Raqs Media Collective is a prolific and multifaceted arts collective based in New Delhi and founded in 1992 by Jeebesh Bagchi, Monica Narula and Shuddhabrata Sengupta. The works in Cities and Things that Matter examine the individual within a whole, stressing that each entity is ‘something more and something less than a population’. In We the Fuel, Raqs uses a sequence of x-rays and scans to tell the story of a system made for a ‘canceled future’ that now sits decaying in its own wake. 1/2

Nasan Tur, a German artist based in Berlin, investigates cultural ideologies encoded into everyday life through the city, politics and economy. Tur’s work, marked by its formal simplicity and minimalist vocabulary, invites the viewer to consider the systems of exchange at work in our global society. In Istanbul Says…, a performance and video, Tur spray paints text graffiti over the same patch of gallery wall. Statements of love, angst, violence and public ethos are pulled from the streets of Istanbul and layered on top of one another, leaving nothing but an illegible mass of urban emotion. In contrast, Tur’s Demo Kits combine all the necessary materials for a single protest banner in a convenient, market friendly package.
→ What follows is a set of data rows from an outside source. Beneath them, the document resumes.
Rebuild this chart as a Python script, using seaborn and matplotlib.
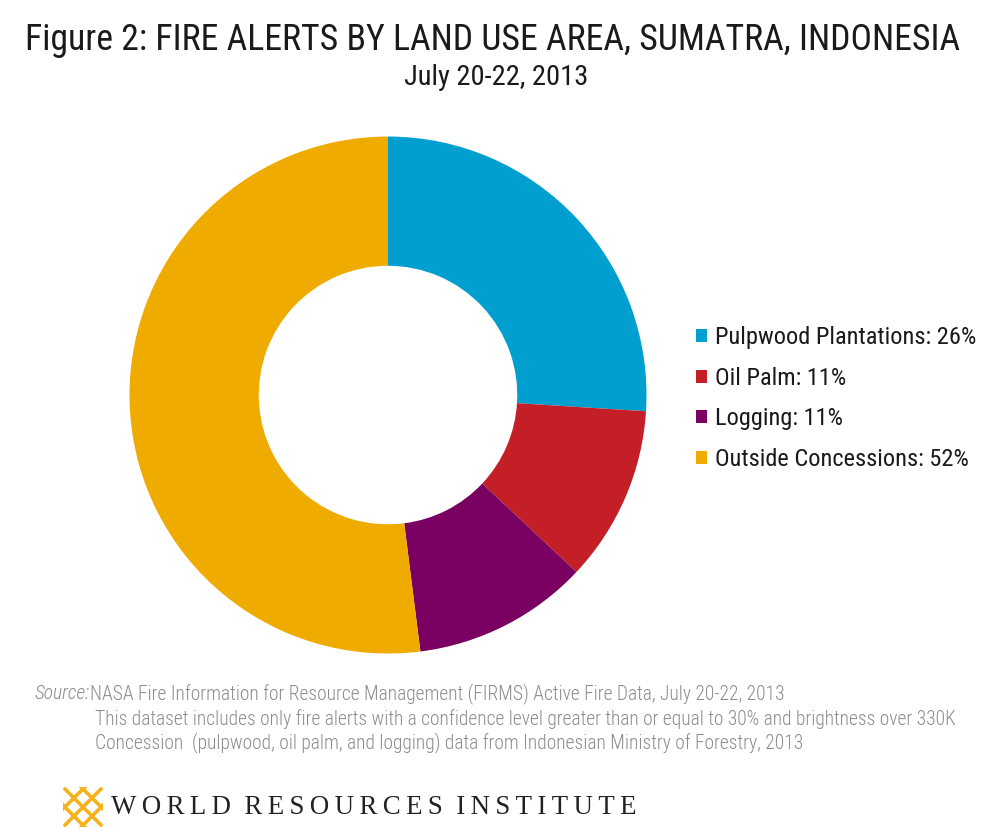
import numpy as np
import pandas as pd
import seaborn as sns
import matplotlib
matplotlib.use('Agg')
import matplotlib.pyplot as plt
from matplotlib.patches import Patch

sns.set_theme(style='white')
sans = ['Roboto Condensed', 'Archivo Narrow', 'PT Sans Narrow', 'DejaVu Sans']
plt.rcParams['font.family'] = sans

# data
categories = ['Pulpwood Plantations', 'Oil Palm', 'Logging', 'Outside Concessions']
shares = [26, 11, 11, 52]
colors = ['#009FCF', '#C41F26', '#7A0061', '#F0AB00']

title = 'Figure 2: FIRE ALERTS BY LAND USE AREA, SUMATRA, INDONESIA'
subtitle = 'July 20-22, 2013'
source_lines = [
    'NASA Fire Information for Resource Management (FIRMS) Active Fire Data, July 20-22, 2013',
    'This dataset includes only fire alerts with a confidence level greater than or equal to 30% and brightness over 330K',
    'Concession  (pulpwood, oil palm, and logging) data from Indonesian Ministry of Forestry, 2013',
]

df = pd.DataFrame({'category': categories, 'share': shares})
df['label'] = df['category'] + ': ' + df['share'].astype(str) + '%'

fig = plt.figure(figsize=(10, 8.32), dpi=100)
fig.patch.set_facecolor('white')
renderer = fig.canvas.get_renderer()


def fit_text(x, y, s, width_px, **kw):
    # shrink/grow the font so the text spans the same width as in the original
    t = fig.text(x, y, s, fontsize=20, **kw)
    w = t.get_window_extent(renderer).width
    t.set_fontsize(20 * width_px / w)
    return t


# donut
ax = fig.add_axes([0.1295, 0.2145, 0.517, 0.6214])
wedges, _ = ax.pie(df['share'], colors=colors, startangle=90, counterclock=False,
                   radius=1, wedgeprops=dict(width=0.5, linewidth=0))
ax.set_xlim(-1, 1)
ax.set_ylim(-1, 1)
ax.set_aspect('equal')
ax.axis('off')

# legend font size chosen from the width of the longest label
probe = fit_text(0, 0, df['label'].iloc[0], 260)
leg_fs = probe.get_fontsize()
probe.remove()
handles = [Patch(facecolor=c, edgecolor='none') for c in colors]
fig.legend(handles, df['label'], loc='center left', bbox_to_anchor=(0.696, 0.521),
           frameon=False, fontsize=leg_fs, handlelength=0.45, handleheight=0.45,
           handletextpad=0.35, labelspacing=0.72, borderpad=0, borderaxespad=0,
           labelcolor='#1a1a1a')

# titles
fit_text(0.4925, 0.952, title, 935, ha='center', va='center', color='#1a1a1a')
fit_text(0.496, 0.907, subtitle, 184, ha='center', va='center', color='#1a1a1a')

# source notes
grey = '#8c8c8c'
src = fit_text(0.090, 0.166, source_lines[0], 697, ha='left', va='center', color=grey, weight='light')
fs = src.get_fontsize()
fig.text(0.035, 0.166, 'Source:', style='italic', ha='left', va='center', fontsize=fs, color=grey, weight='light')
fig.text(0.095, 0.136, source_lines[1], ha='left', va='center', fontsize=fs, color=grey, weight='light')
fig.text(0.095, 0.107, source_lines[2], ha='left', va='center', fontsize=fs, color=grey, weight='light')

# logo
gold = '#F5B21C'
lax = fig.add_axes([0.063, 0.006, 0.04, 0.048])
for k in (-0.5, 0, 0.5):
    t = np.linspace(-1, 1, 2)
    lax.plot(t + k, t - k, color=gold, lw=2.6, solid_capstyle='round')
    lax.plot(t + k, -t + k, color=gold, lw=2.6, solid_capstyle='round')
lax.set_xlim(-1.1, 1.1)
lax.set_ylim(-1.1, 1.1)
lax.set_aspect('equal')
lax.axis('off')
wri = 'W O R L D   R E S O U R C E S   I N S T I T U T E'.replace(' ', '\u2009').replace('\u2009\u2009\u2009', '  ')
fit_text(0.111, 0.029, wri, 524, family=['Liberation Serif', 'DejaVu Serif'],
         ha='left', va='center', color='#222222')

fig.savefig('out.png', dpi=100, facecolor='white')
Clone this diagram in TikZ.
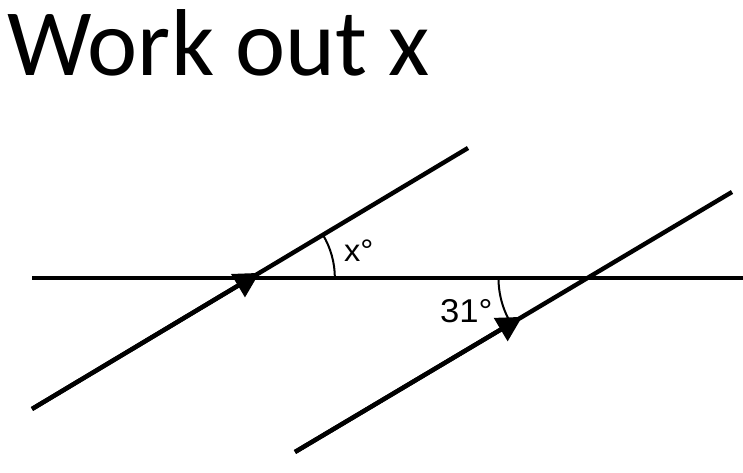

Yamashita + Kobayashi have been collaborating since first meeting at their high school art club in Chiba, Japan, over a decade ago. Flouting convention by working in tandem, Yasmashita and Kobayashi work together to gently alter preexisting situations and materials. The pair observe natural and sociological patterns, then wittily intervene to enhance or reveal the system’s inherent magic. The playful results of their investigations often seem effortless, despite their intense observational techniques and physically demanding methods of creation. Major League Baseball demonstrates Y+K’s modus operandi perfectly as they transform a baseball game from a frenzied temple of modern devotion into a forum for viewing the stadium’s other inhabitants, a group of birds.